Disentangled Representation Learning with Wasserstein Total Correlation
This work addresses the challenge of metric sensitivity in disentangled representation learning for machine learning researchers, though it appears incremental as it modifies an existing approach.
The paper tackles the problem of learning disentangled representations in unsupervised learning by introducing Wasserstein total correlation as an alternative to KL divergence-based methods, showing comparable disentanglement performance with smaller reconstruction losses.
Unsupervised learning of disentangled representations involves uncovering of different factors of variations that contribute to the data generation process. Total correlation penalization has been a key component in recent methods towards disentanglement. However, Kullback-Leibler (KL) divergence-based total correlation is metric-agnostic and sensitive to data samples. In this paper, we introduce Wasserstein total correlation in both variational autoencoder and Wasserstein autoencoder settings to learn disentangled latent representations.
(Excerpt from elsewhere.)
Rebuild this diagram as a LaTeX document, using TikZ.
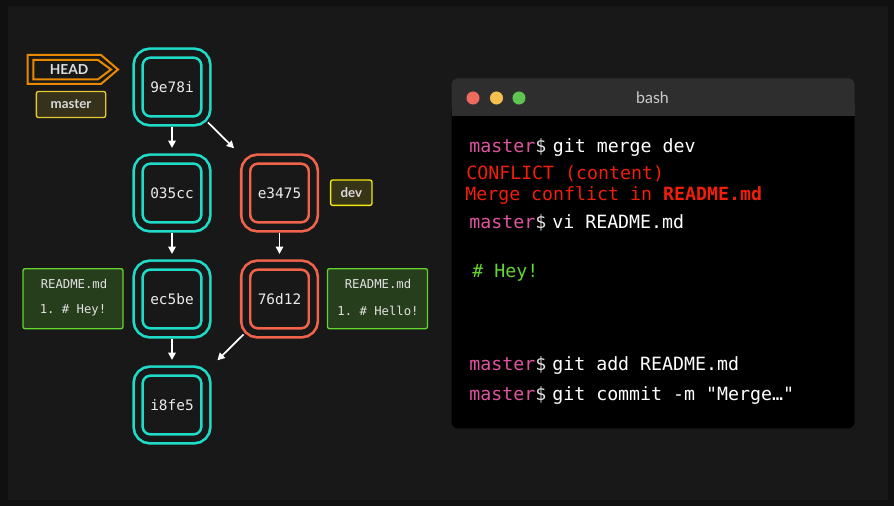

A critic is adversarially trained along with the main objective to estimate the Wasserstein total correlation term. We discuss the benefits of using Wasserstein distance over KL divergence to measure independence and conduct quantitative and qualitative experiments on several data sets. Moreover, we introduce a new metric to measure disentanglement. We show that the proposed approach has comparable performances on disentanglement with smaller sacrifices in reconstruction abilities.